| What is expected |
Without any pictures, restate the lines from the one containing "Output the LaTeX" to the one containing "(0,0) rectangle (1386,856);", word for word, ends included.

| Records shown |

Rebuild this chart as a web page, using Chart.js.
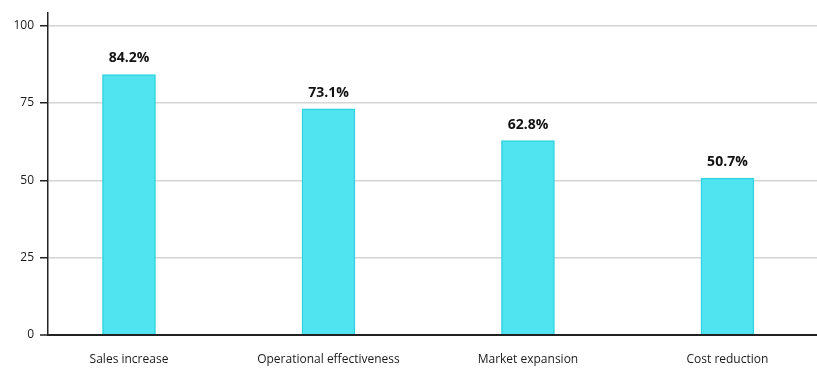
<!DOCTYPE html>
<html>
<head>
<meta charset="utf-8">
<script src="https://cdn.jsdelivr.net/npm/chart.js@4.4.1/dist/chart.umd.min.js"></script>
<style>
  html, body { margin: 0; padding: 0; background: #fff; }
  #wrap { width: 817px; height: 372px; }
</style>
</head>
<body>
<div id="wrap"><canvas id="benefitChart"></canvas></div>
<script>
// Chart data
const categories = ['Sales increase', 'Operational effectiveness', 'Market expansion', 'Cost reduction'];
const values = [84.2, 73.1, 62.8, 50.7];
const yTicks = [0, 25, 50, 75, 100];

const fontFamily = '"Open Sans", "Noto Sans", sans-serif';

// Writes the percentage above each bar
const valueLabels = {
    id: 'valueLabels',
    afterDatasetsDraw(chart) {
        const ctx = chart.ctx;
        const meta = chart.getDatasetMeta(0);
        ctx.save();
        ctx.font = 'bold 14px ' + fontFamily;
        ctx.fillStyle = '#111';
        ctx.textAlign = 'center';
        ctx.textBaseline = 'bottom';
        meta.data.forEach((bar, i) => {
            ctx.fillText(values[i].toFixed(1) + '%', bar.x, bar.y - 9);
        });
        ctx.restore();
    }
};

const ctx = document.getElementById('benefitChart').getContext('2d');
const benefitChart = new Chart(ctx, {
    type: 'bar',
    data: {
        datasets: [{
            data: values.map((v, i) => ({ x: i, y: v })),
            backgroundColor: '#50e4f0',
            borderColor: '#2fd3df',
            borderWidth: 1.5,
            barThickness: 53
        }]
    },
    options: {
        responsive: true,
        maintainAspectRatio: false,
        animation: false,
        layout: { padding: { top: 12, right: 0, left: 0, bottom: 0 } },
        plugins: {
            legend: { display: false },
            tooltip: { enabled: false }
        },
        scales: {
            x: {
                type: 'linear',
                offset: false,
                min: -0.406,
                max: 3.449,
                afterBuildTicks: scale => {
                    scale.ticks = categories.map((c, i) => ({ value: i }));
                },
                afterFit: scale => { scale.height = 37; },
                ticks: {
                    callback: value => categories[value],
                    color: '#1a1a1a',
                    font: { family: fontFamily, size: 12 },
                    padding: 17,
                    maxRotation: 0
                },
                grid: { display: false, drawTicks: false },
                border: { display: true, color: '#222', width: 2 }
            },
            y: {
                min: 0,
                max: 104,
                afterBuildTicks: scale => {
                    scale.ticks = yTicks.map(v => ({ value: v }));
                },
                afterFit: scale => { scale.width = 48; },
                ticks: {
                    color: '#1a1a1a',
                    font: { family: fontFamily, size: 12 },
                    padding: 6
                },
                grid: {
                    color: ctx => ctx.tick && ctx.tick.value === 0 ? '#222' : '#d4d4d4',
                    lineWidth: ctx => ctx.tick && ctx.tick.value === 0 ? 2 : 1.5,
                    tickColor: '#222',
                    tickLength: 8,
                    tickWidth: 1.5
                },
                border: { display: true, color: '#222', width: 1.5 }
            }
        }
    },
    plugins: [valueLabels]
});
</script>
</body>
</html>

--

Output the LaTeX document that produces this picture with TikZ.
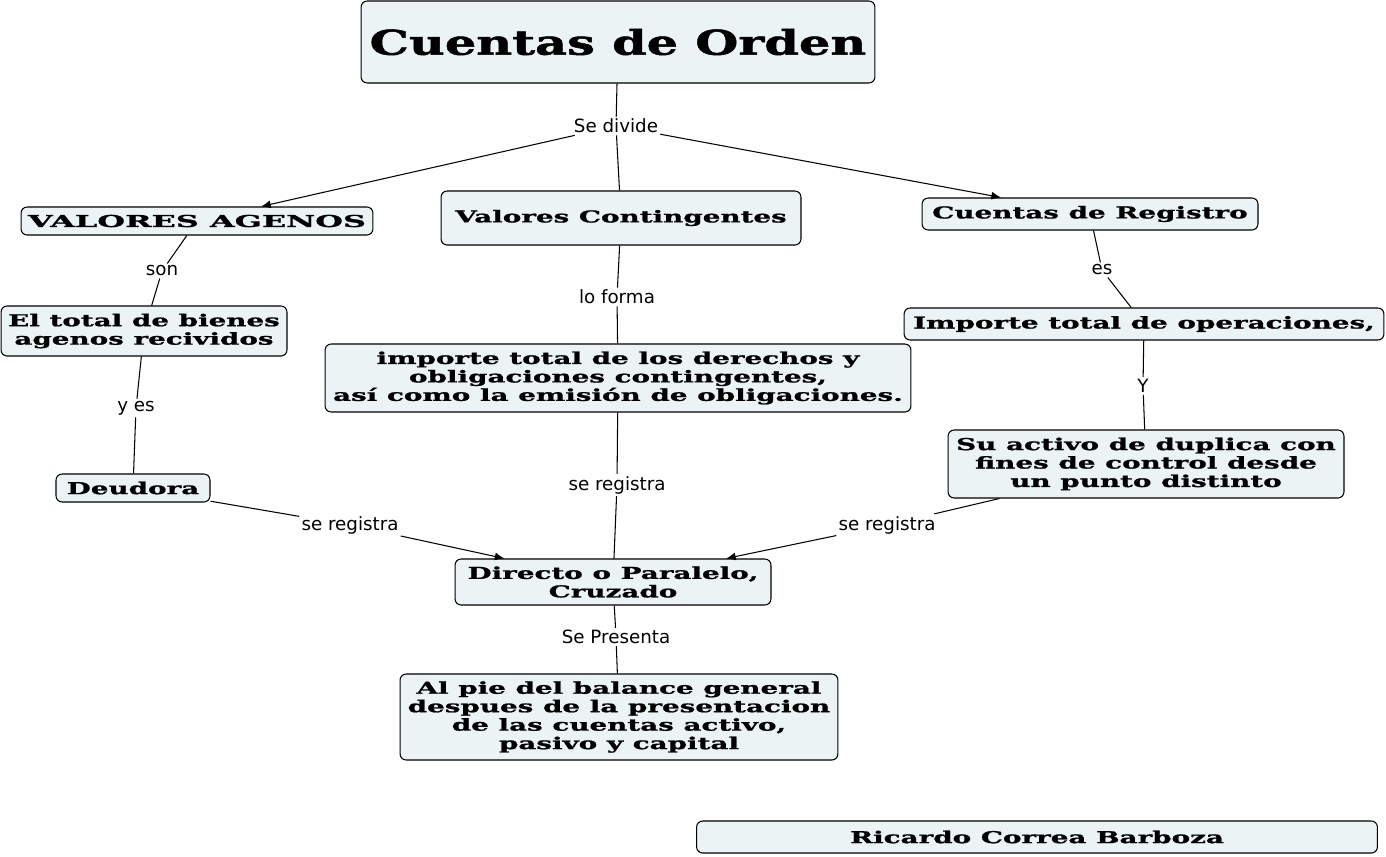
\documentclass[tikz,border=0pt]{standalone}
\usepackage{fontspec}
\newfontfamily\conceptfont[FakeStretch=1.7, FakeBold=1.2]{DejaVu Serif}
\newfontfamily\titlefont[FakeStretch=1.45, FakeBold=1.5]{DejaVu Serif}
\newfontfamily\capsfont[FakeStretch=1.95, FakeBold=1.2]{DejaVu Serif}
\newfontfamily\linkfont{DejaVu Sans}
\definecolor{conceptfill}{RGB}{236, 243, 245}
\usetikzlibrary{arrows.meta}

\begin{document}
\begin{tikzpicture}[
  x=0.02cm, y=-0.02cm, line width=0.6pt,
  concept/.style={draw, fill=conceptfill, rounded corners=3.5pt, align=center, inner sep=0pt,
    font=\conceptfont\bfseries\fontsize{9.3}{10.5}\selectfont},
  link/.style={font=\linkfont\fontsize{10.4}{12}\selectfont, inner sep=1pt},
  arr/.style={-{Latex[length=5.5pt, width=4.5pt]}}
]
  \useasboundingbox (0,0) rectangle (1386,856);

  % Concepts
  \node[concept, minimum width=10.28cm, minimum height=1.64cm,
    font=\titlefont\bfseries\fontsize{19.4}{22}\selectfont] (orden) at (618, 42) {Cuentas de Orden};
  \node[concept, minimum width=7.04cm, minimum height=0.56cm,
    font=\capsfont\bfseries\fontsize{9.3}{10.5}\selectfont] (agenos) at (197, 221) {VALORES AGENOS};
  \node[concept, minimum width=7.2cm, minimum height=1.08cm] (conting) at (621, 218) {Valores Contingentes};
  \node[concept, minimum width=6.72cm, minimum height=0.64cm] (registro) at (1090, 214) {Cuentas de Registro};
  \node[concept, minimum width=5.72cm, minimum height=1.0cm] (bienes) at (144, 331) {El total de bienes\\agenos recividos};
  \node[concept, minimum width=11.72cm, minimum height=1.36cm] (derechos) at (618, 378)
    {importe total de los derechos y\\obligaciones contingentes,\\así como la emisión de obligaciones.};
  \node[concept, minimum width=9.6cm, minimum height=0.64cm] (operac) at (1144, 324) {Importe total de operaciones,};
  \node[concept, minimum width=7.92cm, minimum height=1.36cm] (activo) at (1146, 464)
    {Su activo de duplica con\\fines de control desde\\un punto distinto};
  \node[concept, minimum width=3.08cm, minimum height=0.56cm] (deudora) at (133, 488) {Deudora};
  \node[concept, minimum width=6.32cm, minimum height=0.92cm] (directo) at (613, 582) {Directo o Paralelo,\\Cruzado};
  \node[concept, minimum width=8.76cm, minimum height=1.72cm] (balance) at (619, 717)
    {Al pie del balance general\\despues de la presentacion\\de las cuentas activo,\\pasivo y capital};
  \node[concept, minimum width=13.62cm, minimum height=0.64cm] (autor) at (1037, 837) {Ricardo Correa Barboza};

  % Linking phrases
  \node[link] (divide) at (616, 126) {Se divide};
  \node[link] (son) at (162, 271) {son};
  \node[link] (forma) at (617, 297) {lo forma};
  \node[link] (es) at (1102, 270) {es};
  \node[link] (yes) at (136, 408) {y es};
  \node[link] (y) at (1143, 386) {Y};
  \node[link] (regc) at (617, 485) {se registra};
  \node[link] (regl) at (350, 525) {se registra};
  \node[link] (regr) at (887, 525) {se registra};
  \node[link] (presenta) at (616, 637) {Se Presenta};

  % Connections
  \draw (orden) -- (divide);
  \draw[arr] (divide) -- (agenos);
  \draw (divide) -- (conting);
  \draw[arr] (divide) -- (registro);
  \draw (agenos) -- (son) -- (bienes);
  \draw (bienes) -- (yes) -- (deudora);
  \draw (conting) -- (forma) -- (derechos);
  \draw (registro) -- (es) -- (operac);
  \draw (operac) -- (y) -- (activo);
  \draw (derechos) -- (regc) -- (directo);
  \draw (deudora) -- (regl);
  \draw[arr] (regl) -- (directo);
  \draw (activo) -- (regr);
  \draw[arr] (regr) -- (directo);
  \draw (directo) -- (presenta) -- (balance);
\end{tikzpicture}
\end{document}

| Right answer |
Output the LaTeX document that produces this picture with TikZ.
\documentclass[tikz,border=0pt]{standalone}
\usepackage{fontspec}
\newfontfamily\conceptfont[FakeStretch=1.7, FakeBold=1.2]{DejaVu Serif}
\newfontfamily\titlefont[FakeStretch=1.45, FakeBold=1.5]{DejaVu Serif}
\newfontfamily\capsfont[FakeStretch=1.95, FakeBold=1.2]{DejaVu Serif}
\newfontfamily\linkfont{DejaVu Sans}
\definecolor{conceptfill}{RGB}{236, 243, 245}
\usetikzlibrary{arrows.meta}

\begin{document}
\begin{tikzpicture}[
  x=0.02cm, y=-0.02cm, line width=0.6pt,
  concept/.style={draw, fill=conceptfill, rounded corners=3.5pt, align=center, inner sep=0pt,
    font=\conceptfont\bfseries\fontsize{9.3}{10.5}\selectfont},
  link/.style={font=\linkfont\fontsize{10.4}{12}\selectfont, inner sep=1pt},
  arr/.style={-{Latex[length=5.5pt, width=4.5pt]}}
]
  \useasboundingbox (0,0) rectangle (1386,856);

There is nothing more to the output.